Sculpture des sens
La sculpture de Géraldine Guilbaud est une vue, dans son acceptation purement sensorielle, une information donnée en termes de couleur, de densité.
C’est la transmission de son propre regard en sensation brute, dépouillée de toute symbolique et de contextualisation signifiante.
Comme l’aspect narratif disparaît, la ligne n’a plus sens, la perspective s’efface, la forme n’est plus qu’une donnée générale.
Dégagées des aspects signifiants, les choses deviennent couleur, masses qui s’imbriquent, cohabitent à moins qu’elles ne fassent que se côtoyer dans le champ de vision.
Dès lors celles-ci restent l’unique matière de l’œuvre. Et l’unique matériau. Ce sont ces couleurs que Géraldine Guilbaud sculpte. Des mortiers colorés, denses, intensément tangibles, que l’artiste travaille en forces. La forme naît de leurs superpositions, leurs coulures, griffures…

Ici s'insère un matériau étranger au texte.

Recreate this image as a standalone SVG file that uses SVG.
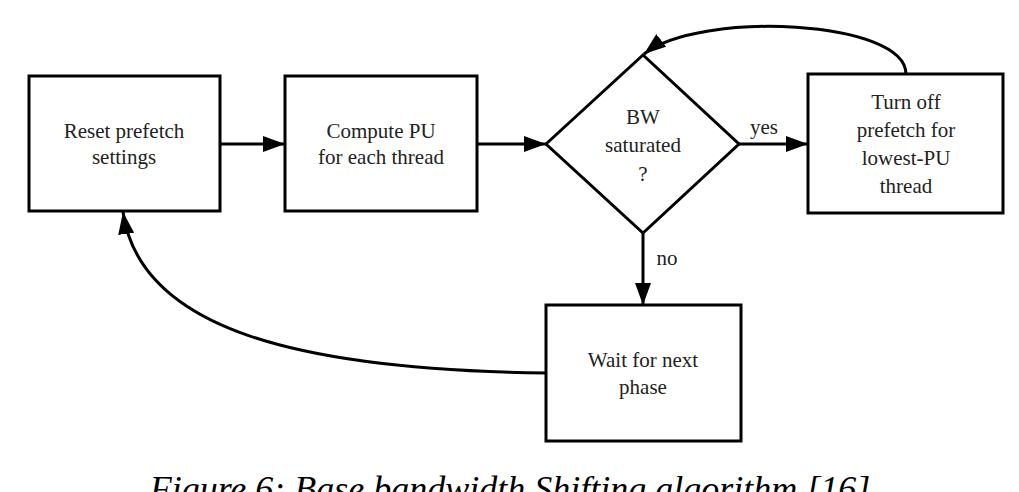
<svg xmlns="http://www.w3.org/2000/svg" width="1019" height="492" viewBox="0 0 1019 492">
<style>
.n{fill:#fff;stroke:#000;stroke-width:3}
.t{font-family:"Liberation Serif",serif;font-size:21px;fill:#222;text-anchor:middle}
.c{fill:none;stroke:#000;stroke-width:3}
</style>
<defs><marker id="m" viewBox="0 0 22 16" refX="22" refY="8" markerWidth="22" markerHeight="16" markerUnits="userSpaceOnUse" orient="auto"><path d="M0,0 L22,8 L0,16 z" fill="#000"/></marker></defs>
<rect width="1019" height="492" fill="#fff"/>
<g id="n1"><rect class="n" x="29" y="76" width="191" height="135"/><text class="t" x="124" y="138">Reset prefetch</text><text class="t" x="124" y="164">settings</text></g>
<g id="n2"><rect class="n" x="285" y="76" width="192" height="135"/><text class="t" x="381" y="138">Compute PU</text><text class="t" x="381" y="164">for each thread</text></g>
<g id="n3"><polygon class="n" points="546,144 643,55 739,144 643,233"/><text class="t" x="643" y="124">BW</text><text class="t" x="643" y="152">saturated</text><text class="t" x="643" y="181">?</text></g>
<g id="n4"><rect class="n" x="808" y="74" width="195" height="139"/><text class="t" x="906" y="109">Turn off</text><text class="t" x="906" y="137">prefetch for</text><text class="t" x="906" y="165">lowest-PU</text><text class="t" x="906" y="193">thread</text></g>
<g id="n5"><rect class="n" x="546" y="305" width="195" height="136"/><text class="t" x="643" y="367">Wait for next</text><text class="t" x="643" y="394">phase</text></g>
<g id="edges">
<path class="c" d="M220,144 H285" marker-end="url(#m)"/>
<path class="c" d="M477,144 H546" marker-end="url(#m)"/>
<path class="c" d="M739,144 H808" marker-end="url(#m)"/>
<path class="c" d="M643,233 V305" marker-end="url(#m)"/>
<path class="c" d="M906,74 C906,20 700,10 644,54" marker-end="url(#m)"/>
<path class="c" d="M546,373 C300,370 140,330 123,212" marker-end="url(#m)"/>
<text class="t" x="764" y="134">yes</text>
<text class="t" x="667" y="265">no</text>
</g>
<text x="510" y="501" style="font-family:'Liberation Serif',serif;font-style:italic;font-size:36px;text-anchor:middle;fill:#000">Figure 6: Base bandwidth Shifting algorithm [16]</text>
</svg>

Les objets et matériaux de récupérations perdent, dans l’œuvre, leur valeur figurative, au profit de leur couleur, de leur volume et des sensations qu’ils provoquent, des résonances affectives qu’ils suscitent. S’ils ont un rôle de structure, celle-ci sera simple, effacée, laissant à l’artiste toute latitude de développer le travail des matières colorées sur ces âmes.
La sculpture a ceci d’étonnant qu’elle est un paradoxe : l’œuvre est une et pourtant on ne peut l’apprécier immédiatement sous toutes ses faces. Tourner autour, ce n’est pas seulement changer d’angle de vue. Chaque pas, chaque regard dévoile, en réalité une autre sculpture.
Un paradoxe dont l’artiste joue. Par la savante dissymétrie de ses figures, un pas d’écart suffit pour que la forme discernée un instant nous échappe, se transforme. Tel volume que l’on trouvait organique devient soudain minéral. Tel autre un peu effrayant prend, avec un pas de plus, un aspect beaucoup plus humoristique.
De même la sculpture de Géraldine Guilbaud change selon la distance à laquelle on la perçoit. De loin, ce sera l’impression d’une légèreté, de nuages flottant, d’une onde passant autour d’une main… c’est intrigant, mais rassurant, car on se persuade d’en identifier l’image.
Mais plus on approche, plus les couleurs s’entremêlent, s’imbriquent et se fondent.
Alors que l’œuvre heurte l’œil qui cherche à signifier, par ses irrégularités, son absence de forme arrêtée, sa mollesse apparente, elle exhale une puissance, dans sa matérialité, dans la vivacité de sa couleur, qui frappe directement aux sens.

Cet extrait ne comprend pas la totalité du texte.